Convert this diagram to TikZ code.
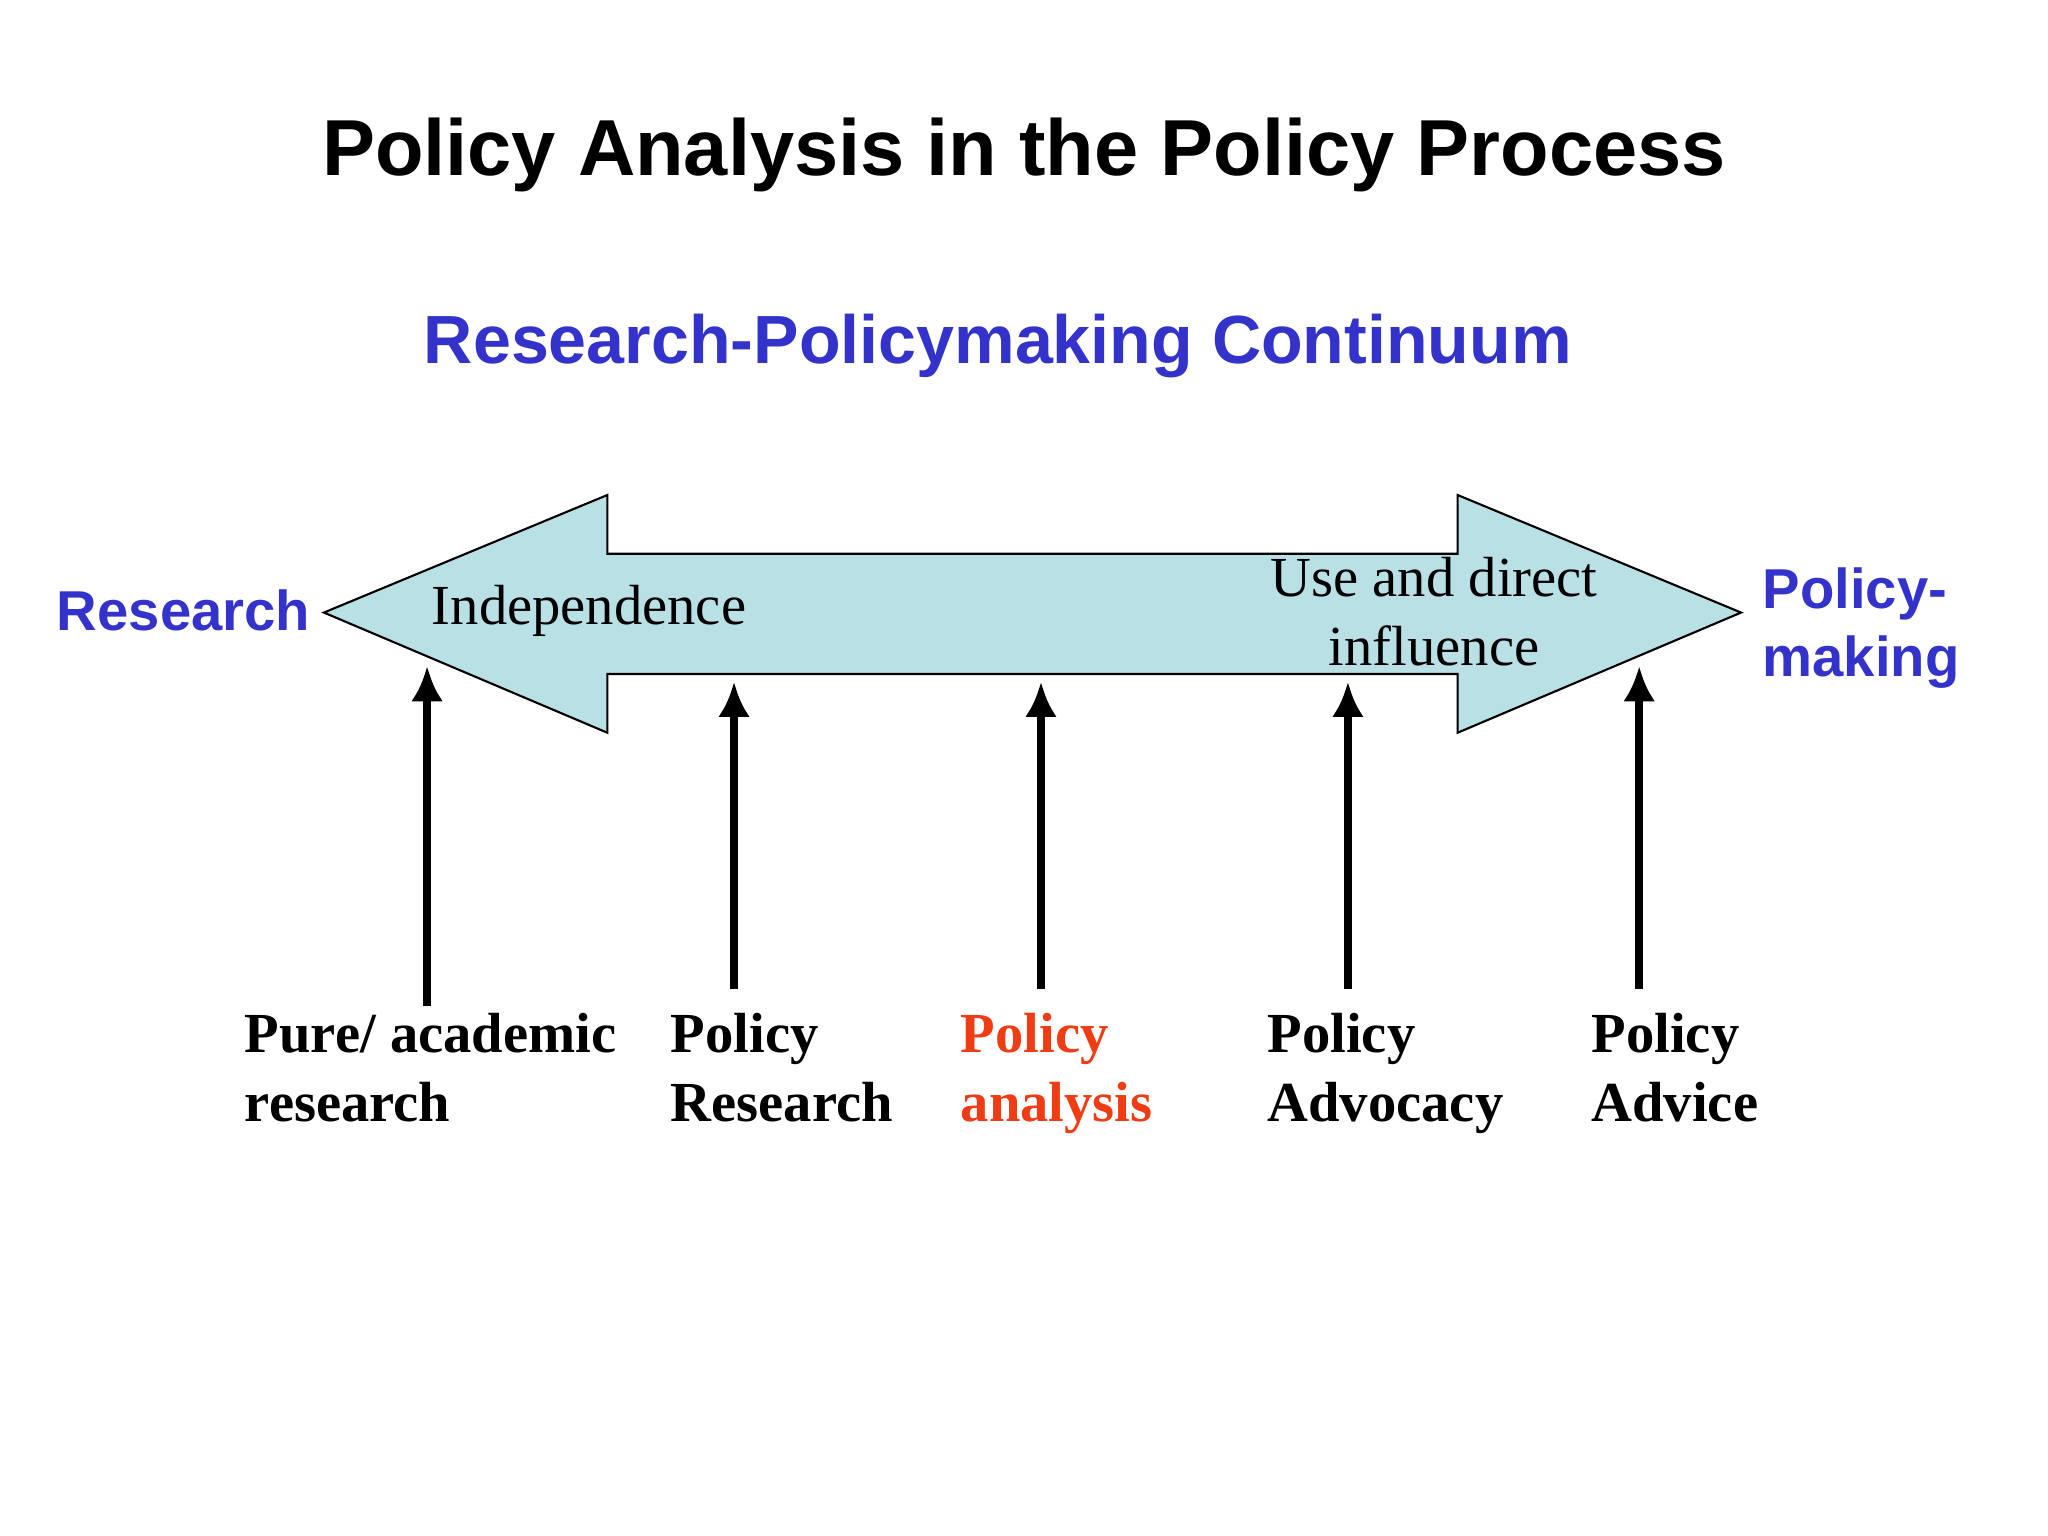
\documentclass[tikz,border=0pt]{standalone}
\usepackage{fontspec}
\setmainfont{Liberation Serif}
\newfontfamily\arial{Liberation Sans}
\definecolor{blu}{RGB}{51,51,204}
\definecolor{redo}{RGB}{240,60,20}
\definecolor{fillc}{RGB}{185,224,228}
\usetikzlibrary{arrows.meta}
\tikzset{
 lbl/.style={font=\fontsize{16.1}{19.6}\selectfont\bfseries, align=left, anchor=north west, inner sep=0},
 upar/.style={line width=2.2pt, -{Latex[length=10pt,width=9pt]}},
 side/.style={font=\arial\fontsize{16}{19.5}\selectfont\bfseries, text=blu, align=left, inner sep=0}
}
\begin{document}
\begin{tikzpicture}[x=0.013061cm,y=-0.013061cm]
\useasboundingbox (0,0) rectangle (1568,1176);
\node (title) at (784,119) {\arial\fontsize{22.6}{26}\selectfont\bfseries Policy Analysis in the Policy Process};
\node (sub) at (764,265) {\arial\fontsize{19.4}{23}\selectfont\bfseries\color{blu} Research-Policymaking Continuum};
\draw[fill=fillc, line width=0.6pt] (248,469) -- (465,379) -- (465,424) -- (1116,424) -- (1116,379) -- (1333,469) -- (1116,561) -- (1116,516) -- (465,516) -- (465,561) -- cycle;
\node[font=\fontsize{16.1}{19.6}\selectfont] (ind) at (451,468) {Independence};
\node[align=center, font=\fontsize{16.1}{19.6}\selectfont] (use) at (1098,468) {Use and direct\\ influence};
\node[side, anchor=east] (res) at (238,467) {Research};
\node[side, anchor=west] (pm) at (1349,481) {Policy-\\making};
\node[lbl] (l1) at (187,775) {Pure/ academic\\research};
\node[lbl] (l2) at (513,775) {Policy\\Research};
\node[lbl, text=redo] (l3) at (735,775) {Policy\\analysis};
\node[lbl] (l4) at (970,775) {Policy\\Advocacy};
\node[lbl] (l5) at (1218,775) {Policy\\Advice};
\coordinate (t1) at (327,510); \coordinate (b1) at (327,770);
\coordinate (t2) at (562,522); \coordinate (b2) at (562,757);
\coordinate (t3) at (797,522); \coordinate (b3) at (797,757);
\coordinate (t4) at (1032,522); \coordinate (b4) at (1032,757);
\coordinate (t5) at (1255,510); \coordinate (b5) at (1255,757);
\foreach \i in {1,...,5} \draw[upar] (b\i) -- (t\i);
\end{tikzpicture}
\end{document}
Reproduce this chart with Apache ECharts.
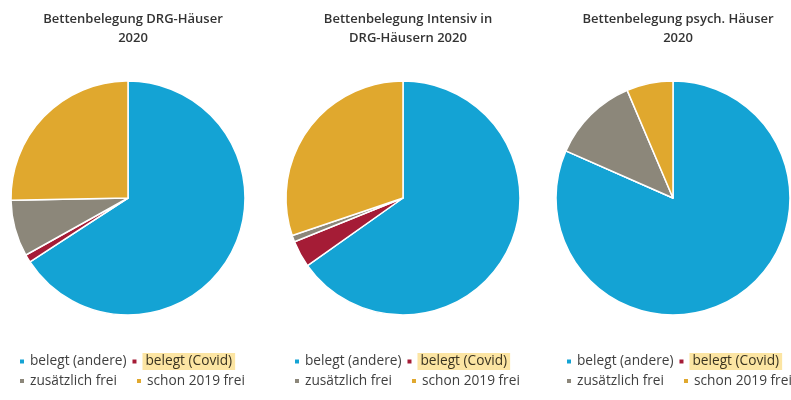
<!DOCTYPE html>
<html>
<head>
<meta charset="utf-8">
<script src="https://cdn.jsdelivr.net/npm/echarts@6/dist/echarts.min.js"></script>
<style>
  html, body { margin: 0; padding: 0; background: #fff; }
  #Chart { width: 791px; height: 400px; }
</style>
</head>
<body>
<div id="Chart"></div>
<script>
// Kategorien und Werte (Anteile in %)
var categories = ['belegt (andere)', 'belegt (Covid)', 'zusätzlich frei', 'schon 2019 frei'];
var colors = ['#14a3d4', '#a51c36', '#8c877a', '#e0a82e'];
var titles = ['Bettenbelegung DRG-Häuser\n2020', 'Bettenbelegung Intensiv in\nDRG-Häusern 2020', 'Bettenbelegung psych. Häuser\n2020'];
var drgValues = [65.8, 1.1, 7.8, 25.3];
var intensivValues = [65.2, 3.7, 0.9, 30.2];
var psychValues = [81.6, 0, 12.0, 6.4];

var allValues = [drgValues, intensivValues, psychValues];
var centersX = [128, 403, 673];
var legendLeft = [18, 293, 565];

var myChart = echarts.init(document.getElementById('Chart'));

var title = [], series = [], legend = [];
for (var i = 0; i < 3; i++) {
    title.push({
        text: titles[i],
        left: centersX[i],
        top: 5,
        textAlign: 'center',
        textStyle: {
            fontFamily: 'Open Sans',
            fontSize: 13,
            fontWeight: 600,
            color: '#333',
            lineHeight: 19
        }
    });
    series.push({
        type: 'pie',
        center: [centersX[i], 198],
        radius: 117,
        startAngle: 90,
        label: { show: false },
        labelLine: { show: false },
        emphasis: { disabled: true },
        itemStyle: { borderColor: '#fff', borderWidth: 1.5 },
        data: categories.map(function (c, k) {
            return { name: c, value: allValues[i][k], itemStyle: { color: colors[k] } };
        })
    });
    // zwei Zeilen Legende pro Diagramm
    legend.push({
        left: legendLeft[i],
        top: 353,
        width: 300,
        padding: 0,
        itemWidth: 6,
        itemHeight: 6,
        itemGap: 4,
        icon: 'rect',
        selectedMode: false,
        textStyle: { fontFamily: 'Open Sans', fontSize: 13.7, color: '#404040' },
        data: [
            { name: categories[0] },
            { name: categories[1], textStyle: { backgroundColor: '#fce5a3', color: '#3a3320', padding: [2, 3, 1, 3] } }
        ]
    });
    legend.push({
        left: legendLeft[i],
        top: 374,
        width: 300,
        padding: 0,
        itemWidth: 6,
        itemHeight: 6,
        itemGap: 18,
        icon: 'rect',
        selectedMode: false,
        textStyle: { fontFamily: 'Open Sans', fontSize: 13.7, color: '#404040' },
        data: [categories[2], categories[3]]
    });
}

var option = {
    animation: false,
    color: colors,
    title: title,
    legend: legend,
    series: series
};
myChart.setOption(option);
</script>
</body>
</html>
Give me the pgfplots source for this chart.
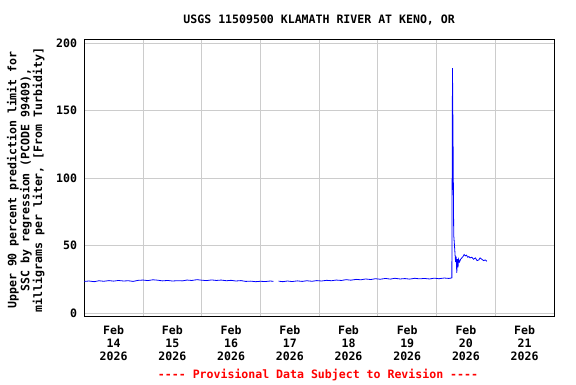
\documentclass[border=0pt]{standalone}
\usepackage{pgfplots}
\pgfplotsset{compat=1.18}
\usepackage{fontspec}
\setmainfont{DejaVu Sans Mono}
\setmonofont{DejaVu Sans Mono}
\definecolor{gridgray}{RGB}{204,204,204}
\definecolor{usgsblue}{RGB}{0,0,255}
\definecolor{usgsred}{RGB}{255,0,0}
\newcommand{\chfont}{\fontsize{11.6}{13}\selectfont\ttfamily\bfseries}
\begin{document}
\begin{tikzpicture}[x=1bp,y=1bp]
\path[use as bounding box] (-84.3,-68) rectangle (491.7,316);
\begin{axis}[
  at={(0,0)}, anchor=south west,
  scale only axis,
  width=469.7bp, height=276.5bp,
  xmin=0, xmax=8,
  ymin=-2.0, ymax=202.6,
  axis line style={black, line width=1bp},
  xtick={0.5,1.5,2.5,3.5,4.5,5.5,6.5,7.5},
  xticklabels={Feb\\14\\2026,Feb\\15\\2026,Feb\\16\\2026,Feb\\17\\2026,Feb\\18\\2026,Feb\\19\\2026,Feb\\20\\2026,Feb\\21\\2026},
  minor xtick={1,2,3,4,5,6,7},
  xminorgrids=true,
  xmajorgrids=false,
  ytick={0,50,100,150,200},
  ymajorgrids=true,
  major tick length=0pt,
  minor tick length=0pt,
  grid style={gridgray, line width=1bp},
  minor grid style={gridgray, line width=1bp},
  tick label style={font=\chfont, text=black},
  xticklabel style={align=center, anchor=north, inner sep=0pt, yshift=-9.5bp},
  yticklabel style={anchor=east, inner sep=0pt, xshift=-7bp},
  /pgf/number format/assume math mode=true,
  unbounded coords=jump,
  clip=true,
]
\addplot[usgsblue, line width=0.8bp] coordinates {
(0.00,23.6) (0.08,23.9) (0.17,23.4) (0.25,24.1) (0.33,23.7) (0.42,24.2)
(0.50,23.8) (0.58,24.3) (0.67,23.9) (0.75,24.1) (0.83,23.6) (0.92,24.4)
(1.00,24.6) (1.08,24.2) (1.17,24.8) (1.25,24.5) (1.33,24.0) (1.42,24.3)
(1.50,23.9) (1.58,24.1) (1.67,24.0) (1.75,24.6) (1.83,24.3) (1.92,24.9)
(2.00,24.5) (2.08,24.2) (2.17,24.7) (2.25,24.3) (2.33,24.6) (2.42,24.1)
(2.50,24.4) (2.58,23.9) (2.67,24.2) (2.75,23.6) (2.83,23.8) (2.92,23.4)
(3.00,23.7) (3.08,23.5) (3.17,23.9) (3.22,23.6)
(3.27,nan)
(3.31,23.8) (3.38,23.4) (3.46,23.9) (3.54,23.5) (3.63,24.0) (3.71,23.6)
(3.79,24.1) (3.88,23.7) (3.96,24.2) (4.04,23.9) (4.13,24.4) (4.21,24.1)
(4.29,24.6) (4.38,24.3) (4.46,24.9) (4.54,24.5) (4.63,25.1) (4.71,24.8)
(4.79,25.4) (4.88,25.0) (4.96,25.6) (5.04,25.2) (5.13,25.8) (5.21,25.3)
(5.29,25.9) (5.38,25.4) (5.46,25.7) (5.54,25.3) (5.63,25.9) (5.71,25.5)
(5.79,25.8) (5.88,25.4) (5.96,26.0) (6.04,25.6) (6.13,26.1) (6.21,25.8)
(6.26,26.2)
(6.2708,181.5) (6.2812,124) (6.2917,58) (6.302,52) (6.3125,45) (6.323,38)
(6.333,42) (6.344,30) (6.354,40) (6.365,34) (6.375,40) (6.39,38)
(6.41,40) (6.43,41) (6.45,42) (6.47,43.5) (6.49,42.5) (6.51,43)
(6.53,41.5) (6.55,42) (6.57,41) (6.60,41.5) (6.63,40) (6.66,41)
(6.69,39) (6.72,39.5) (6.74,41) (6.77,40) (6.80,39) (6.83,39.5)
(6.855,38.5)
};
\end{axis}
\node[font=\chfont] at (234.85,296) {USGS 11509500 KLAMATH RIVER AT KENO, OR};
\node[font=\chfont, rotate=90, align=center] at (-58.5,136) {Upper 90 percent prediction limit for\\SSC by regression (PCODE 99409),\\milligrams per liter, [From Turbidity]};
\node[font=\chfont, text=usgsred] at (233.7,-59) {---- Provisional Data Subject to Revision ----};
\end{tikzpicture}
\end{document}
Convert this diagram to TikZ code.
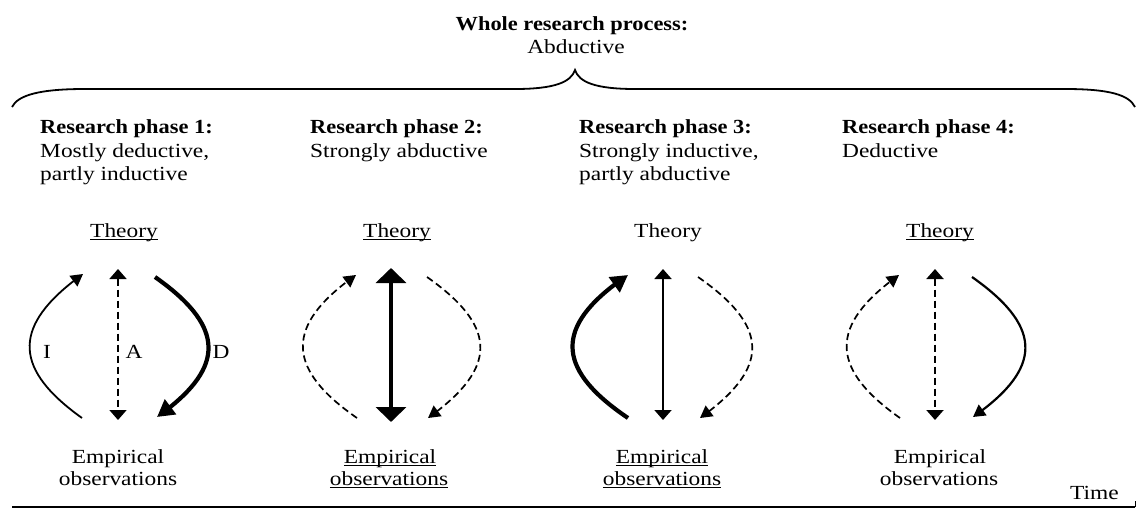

## EXERCISE DETAILS
Report only the count of lines that include the string "this".

## FULL RESPONSE
4